Dr. Humphreys, one of the older members of the guild, said: "Will it not be now just as well to act on this, each and every one for himself instead of putting this on record?….I think the idea is a good one but really don’t think it had better go in our proceedings."

So the whole affair was kept secret from the public. Each and every time legislation was brought before a State legislature, the patent medicine companies would threaten the newspapers with significant losses of revenues if these bills were to become laws. And for a time this strategy worked marvelously and both legislation and the free press were suppressed.


The end for Mr. Cheney and the other patent medicine men began on October 7, 1905. On that date, Colliers Weekly began printing a series of articles by Samuel Hopkins Adams. This series contained: "A full explanation and exposure of patent medicine methods and the harm done to the public by this industry, founded mainly on fraud and poison.

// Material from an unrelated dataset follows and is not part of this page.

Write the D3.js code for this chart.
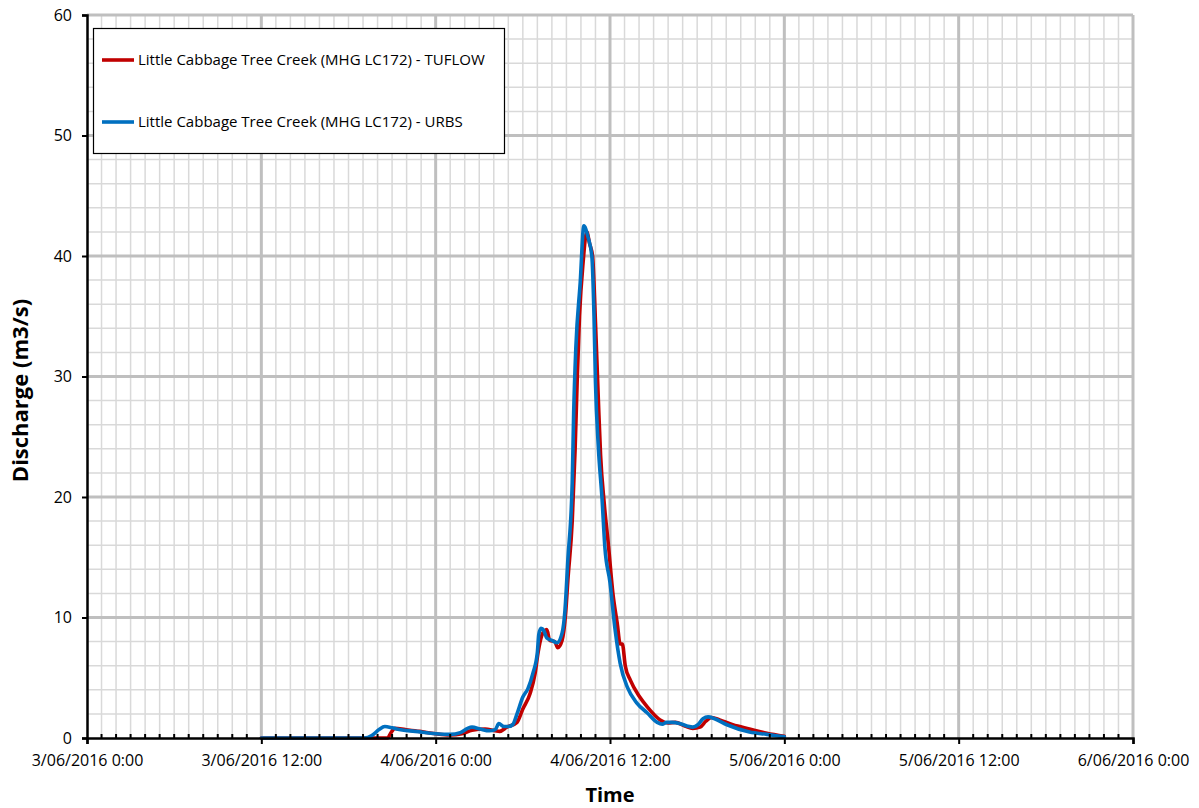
<!DOCTYPE html>
<html>
<head>
<meta charset="utf-8">
<script src="https://cdn.jsdelivr.net/npm/d3@7"></script>
<style>
  html, body { margin: 0; padding: 0; background: #fff; }
  svg { display: block; font-family: "Open Sans", "Liberation Sans", sans-serif; }
</style>
</head>
<body>
<svg id="chart" width="1199" height="808"></svg>
<script>
// Hydrographs, Little Cabbage Tree Creek (MHG LC172)
// Times are hours after 3/06/2016 0:00, discharge in m3/s.
const startDate = new Date(2016, 5, 3, 0, 0);

const tuflowHours = [12, 20.7, 20.9, 21.2, 21.9, 22.9, 24.0, 25.0, 25.8, 26.5, 27.4, 28.1, 28.4, 28.9,
  29.6, 30.0, 30.5, 30.85, 31.05, 31.3, 31.5, 31.65, 31.85, 32.2, 32.4, 32.7, 32.95, 33.1, 33.4,
  33.6, 33.75, 33.9, 34.15, 34.4, 34.6, 34.8, 35.0, 35.2, 35.35, 35.6, 35.9, 36.2, 36.5, 36.7,
  36.85, 37.05, 37.4, 38.05, 38.55, 39.45, 40.0, 40.5, 41.15, 41.7, 42.2, 42.6, 43.0, 43.55,
  44.45, 45.6, 46.8, 48];
const tuflowFlow = [0, 0, 0.4, 0.8, 0.7, 0.55, 0.35, 0.25, 0.35, 0.65, 0.75, 0.6, 0.55, 0.9,
  1.3, 2.4, 3.7, 5.4, 7.1, 8.5, 8.9, 9.0, 8.1, 8.0, 7.5, 8.1, 10.4, 13.1, 18,
  24, 30, 35, 39.5, 42.0, 41, 40, 34.5, 28, 23.5, 19.5, 15.9, 12, 9.5, 7.8,
  7.8, 6.0, 4.8, 3.4, 2.6, 1.5, 1.25, 1.3, 1.0, 0.8, 0.9, 1.4, 1.7, 1.5,
  1.1, 0.75, 0.4, 0.15];

const urbsHours = [12, 19.1, 19.6, 20.1, 20.5, 21.0, 21.5, 22.6, 24.0, 25.0, 25.7, 26.2, 26.5, 27.05,
  27.7, 28.1, 28.35, 28.7, 29.0, 29.3, 29.6, 30.0, 30.35, 30.7, 31.0, 31.1, 31.25, 31.45, 31.65,
  32.0, 32.35, 32.7, 32.9, 33.1, 33.4, 33.5, 33.65, 33.95, 34.2, 34.5, 34.75, 34.9, 35.0, 35.2,
  35.45, 35.65, 36.0, 36.35, 36.7, 37.2, 37.85, 38.55, 39.25, 39.6, 39.9, 40.3, 40.8, 41.3,
  41.7, 42.05, 42.4, 42.75, 43.2, 44.05, 45.6, 46.8, 48];
const urbsFlow = [0, 0, 0.2, 0.7, 0.95, 0.85, 0.7, 0.55, 0.35, 0.3, 0.45, 0.8, 0.9, 0.75,
  0.6, 0.7, 1.2, 0.95, 0.95, 1.1, 2.0, 3.4, 4.1, 5.4, 7.1, 8.6, 9.1, 8.9, 8.3,
  8.1, 7.9, 8.7, 10.6, 14.8, 21.2, 27, 32.4, 37.8, 42.5, 41.5, 40, 35, 29.5, 24.1,
  19.9, 15.8, 12.9, 9.0, 6.2, 4.2, 2.9, 2.1, 1.3, 1.15, 1.3, 1.3, 1.2, 1.0,
  0.9, 1.1, 1.6, 1.75, 1.6, 1.1, 0.5, 0.3, 0.1];

const seriesNames = [
  "Little Cabbage Tree Creek (MHG LC172) - TUFLOW",
  "Little Cabbage Tree Creek (MHG LC172) - URBS"
];
const seriesColors = ["#C00000", "#0070C0"];

const yTicks = [0, 10, 20, 30, 40, 50, 60];
const xTickHours = [0, 12, 24, 36, 48, 60, 72];
const xTickLabels = ["3/06/2016 0:00", "3/06/2016 12:00", "4/06/2016 0:00", "4/06/2016 12:00",
  "5/06/2016 0:00", "5/06/2016 12:00", "6/06/2016 0:00"];

const svg = d3.select("#chart");
const margin = { left: 87, right: 66, top: 15, bottom: 70 };
const W = 1199, H = 808;

const toDate = h => new Date(startDate.getTime() + h * 3600000);

const x = d3.scaleTime()
  .domain([toDate(0), toDate(72)])
  .range([margin.left, W - margin.right]);
const y = d3.scaleLinear()
  .domain([0, 60])
  .range([H - margin.bottom, margin.top]);

const g = svg.append("g");

// minor grid
const minorH = d3.range(0, 61, 2).filter(v => v % 10 !== 0);
const minorV = d3.range(0, 73, 1).filter(h => h % 12 !== 0);
g.selectAll(".mh").data(minorH).join("line")
  .attr("x1", x.range()[0]).attr("x2", x.range()[1])
  .attr("y1", d => y(d)).attr("y2", d => y(d))
  .attr("stroke", "#d9d9d9").attr("stroke-width", 1.5);
g.selectAll(".mv").data(minorV).join("line")
  .attr("x1", d => x(toDate(d))).attr("x2", d => x(toDate(d)))
  .attr("y1", y.range()[0]).attr("y2", y.range()[1])
  .attr("stroke", "#d9d9d9").attr("stroke-width", 1.5);

// major grid
g.selectAll(".Mh").data(yTicks.slice(1)).join("line")
  .attr("x1", x.range()[0]).attr("x2", x.range()[1])
  .attr("y1", d => y(d)).attr("y2", d => y(d))
  .attr("stroke", "#bfbfbf").attr("stroke-width", 3);
g.selectAll(".Mv").data(xTickHours.slice(1)).join("line")
  .attr("x1", d => x(toDate(d))).attr("x2", d => x(toDate(d)))
  .attr("y1", y.range()[0]).attr("y2", y.range()[1])
  .attr("stroke", "#bfbfbf").attr("stroke-width", 3);

// series
const line = d3.line()
  .x(d => x(toDate(d[0])))
  .y(d => y(d[1]))
  .curve(d3.curveMonotoneX);

const series = [
  d3.zip(tuflowHours, tuflowFlow),
  d3.zip(urbsHours, urbsFlow)
];
series.forEach((s, i) => {
  g.append("path").datum(s)
    .attr("d", line)
    .attr("fill", "none")
    .attr("stroke", seriesColors[i])
    .attr("stroke-width", 3.6)
    .attr("stroke-linejoin", "round")
    .attr("stroke-linecap", "round");
});

// y axis
const yAxis = d3.axisLeft(y).tickValues(yTicks).tickSize(5).tickPadding(10);
const ya = svg.append("g").attr("transform", `translate(${margin.left},0)`).call(yAxis);
ya.select(".domain").attr("stroke", "#000").attr("stroke-width", 2.5);
ya.selectAll(".tick line").attr("stroke", "#000").attr("stroke-width", 2);
ya.selectAll("text").attr("font-size", 16).attr("fill", "#000")
  .attr("font-family", "'Open Sans', sans-serif");

// x axis: major ticks below, minor ticks inside
const xAxis = d3.axisBottom(x)
  .tickValues(xTickHours.map(toDate))
  .tickFormat((d, i) => xTickLabels[i])
  .tickSize(6).tickPadding(11);
const xa = svg.append("g").attr("transform", `translate(0,${y(0)})`).call(xAxis);
xa.selectAll(".tick line").attr("stroke", "#000").attr("stroke-width", 2);
xa.selectAll("text").attr("font-size", 16).attr("fill", "#000")
  .attr("font-family", "'Open Sans', sans-serif");
xa.selectAll(".minor").data(minorV).join("line")
  .attr("x1", d => x(toDate(d))).attr("x2", d => x(toDate(d)))
  .attr("y1", 0).attr("y2", -4)
  .attr("stroke", "#000").attr("stroke-width", 2);
xa.select(".domain").attr("stroke", "#000").attr("stroke-width", 2.5).raise();

// axis titles
svg.append("text")
  .attr("transform", `translate(28,${(y(0) + y(60)) / 2 + 14}) rotate(-90)`)
  .attr("text-anchor", "middle")
  .attr("font-size", 22).attr("font-weight", "bold")
  .text("Discharge (m3/s)");
svg.append("text")
  .attr("x", (x.range()[0] + x.range()[1]) / 2).attr("y", 802)
  .attr("text-anchor", "middle")
  .attr("font-size", 20).attr("font-weight", "bold")
  .text("Time");

// legend
const lg = svg.append("g");
lg.append("rect")
  .attr("x", 93.5).attr("y", 28.5).attr("width", 411).attr("height", 125)
  .attr("fill", "#fff").attr("stroke", "#000").attr("stroke-width", 1.2);
const legendY = [60, 122];
seriesNames.forEach((name, i) => {
  lg.append("line")
    .attr("x1", 102).attr("x2", 134)
    .attr("y1", legendY[i]).attr("y2", legendY[i])
    .attr("stroke", seriesColors[i]).attr("stroke-width", 3.6);
  lg.append("text")
    .attr("x", 138).attr("y", legendY[i]).attr("dy", "0.35em")
    .attr("font-size", 15).attr("fill", "#000")
    .text(name);
});
</script>
</body>
</html>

Results of the publicity given to these methods can be already seen in the steps recently taken by the National Government, some State Governments, and a few of the more reputable newspapers. The object of the series is to make the situation so familiar and thoroughly understood that there will be a speedy end to the worst aspects of the evil." (Note: The interested reader should read the reprinted version entitled The Great American Fraud.)

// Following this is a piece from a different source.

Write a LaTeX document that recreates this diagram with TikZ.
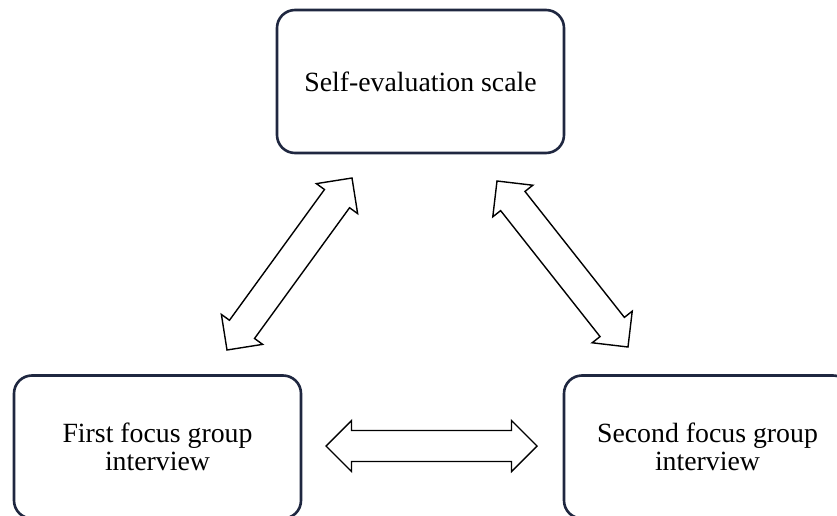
\documentclass[tikz,border=0pt]{standalone}
\usepackage{fontspec}
\setmainfont{Liberation Serif}
\usetikzlibrary{calc}
\definecolor{boxnavy}{HTML}{1F2740}

% Outlined two-headed block arrow between two tip coordinates
\newcommand\twowayarrow[2]{%
  \draw[blockarrow] (#1)
    -- ($(#1)!25.5pt!(#2)!25.5pt!90:(#2)$)
    -- ($(#1)!25.5pt!(#2)!15.5pt!90:(#2)$)
    -- ($(#2)!25.5pt!(#1)!15.5pt!-90:(#1)$)
    -- ($(#2)!25.5pt!(#1)!25.5pt!-90:(#1)$)
    -- (#2)
    -- ($(#2)!25.5pt!(#1)!25.5pt!90:(#1)$)
    -- ($(#2)!25.5pt!(#1)!15.5pt!90:(#1)$)
    -- ($(#1)!25.5pt!(#2)!15.5pt!-90:(#2)$)
    -- ($(#1)!25.5pt!(#2)!25.5pt!-90:(#2)$)
    -- cycle;}

\begin{document}
\begin{tikzpicture}[x=1pt,y=1pt,
  stagebox/.style={draw=boxnavy, line width=2.6pt, rounded corners=18pt,
    fill=white, minimum width=287pt, minimum height=143pt, align=center,
    font=\fontsize{27.8}{28}\selectfont, inner sep=0pt},
  blockarrow/.style={draw=black, line width=1.4pt, fill=white, line join=miter}]
\useasboundingbox (0,0) rectangle (837,515);
\clip (0,0) rectangle (837,515);

% the three stages
\node[stagebox] (scale)  at (420.5,433.5) {Self-evaluation scale};
\node[stagebox] (first)  at (157.5,68)    {First focus group\\interview};
\node[stagebox] (second) at (707.5,68)    {Second focus group\\interview};

% arrow tips
\coordinate (fs1) at (227,165);
\coordinate (fs2) at (352,337);
\coordinate (ss1) at (497,334);
\coordinate (ss2) at (628,168);
\coordinate (fg1) at (326,69);
\coordinate (fg2) at (537,69);

\twowayarrow{fs1}{fs2}
\twowayarrow{ss1}{ss2}
\twowayarrow{fg1}{fg2}
\end{tikzpicture}
\end{document}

Adams’ articles ran for a series of months and had the desired effect and eventually resulted in the Federal Government passing the Food and Drug Act several years later. The American Medical Association reprinted Adams’ articles in booklet form to ensure the wide dissemination of the information contained in the articles. The American Medical Association picked up the cause and began a campaign against the patent medicine business and what they felt had been miscalled "medical freedom." This campaign was begun a few years before Adams’ articles in Collier’s appeared partly to disassociate themselves from the seemingly unethical practices of the patent medicine industry. Numerous articles appeared in The Journal of the American Medical Association that dealt with quackery or patent medicine fraud. These articles were reprinted in pamphlet form and widely distributed. The Association continued its indictment of the patent medicine industry in a three volume series of reprinted articles entitled Nostrums and Quackery

The attack on the patent medicine industry was also taken up by the United States Post Office Department through the agency of the mail fraud order. As well as by state and federal officials who began enforcing the recently enacted national and state pure food laws.

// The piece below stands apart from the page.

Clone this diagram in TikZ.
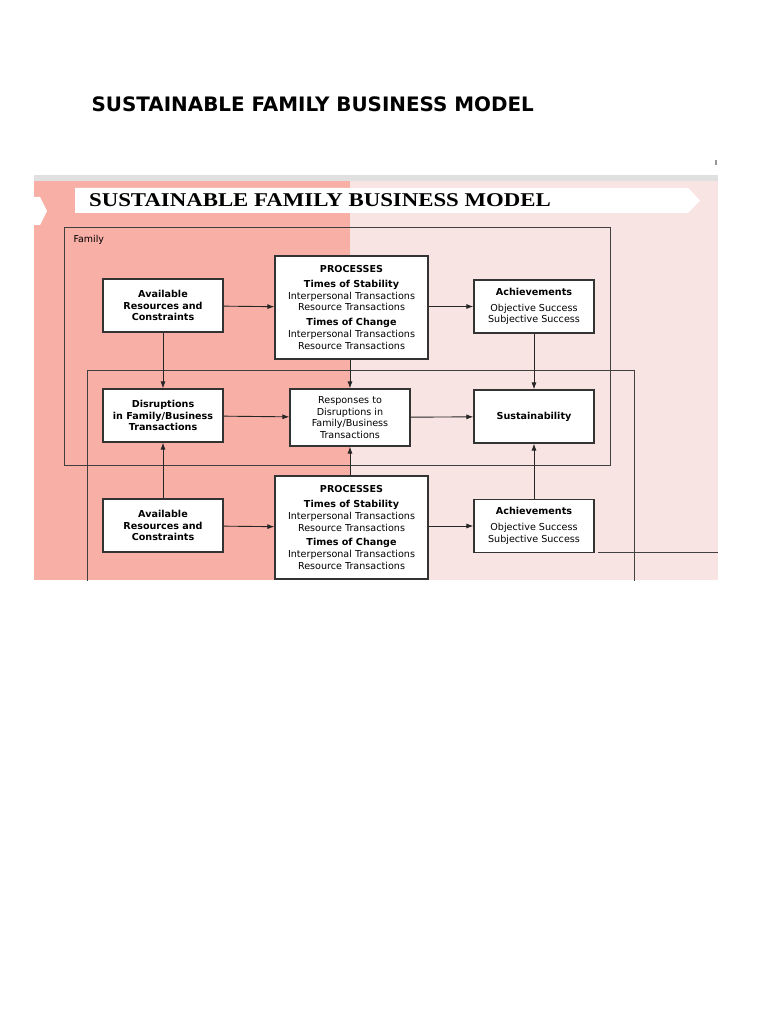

Although legal action was slow, hampered by the continued efforts of the Association, most of the patent medicine companies were either forced out of business or required to modify their extravagant claims. In many cases, the process was protracted over long periods of time and cases had to be prosecuted on an individual basis. It reportedly took the government twenty years to get the word "Liver" out of Carter’s Little Liver Pills, but in the long run, the patent medicine industry died from an overdose of government regulation.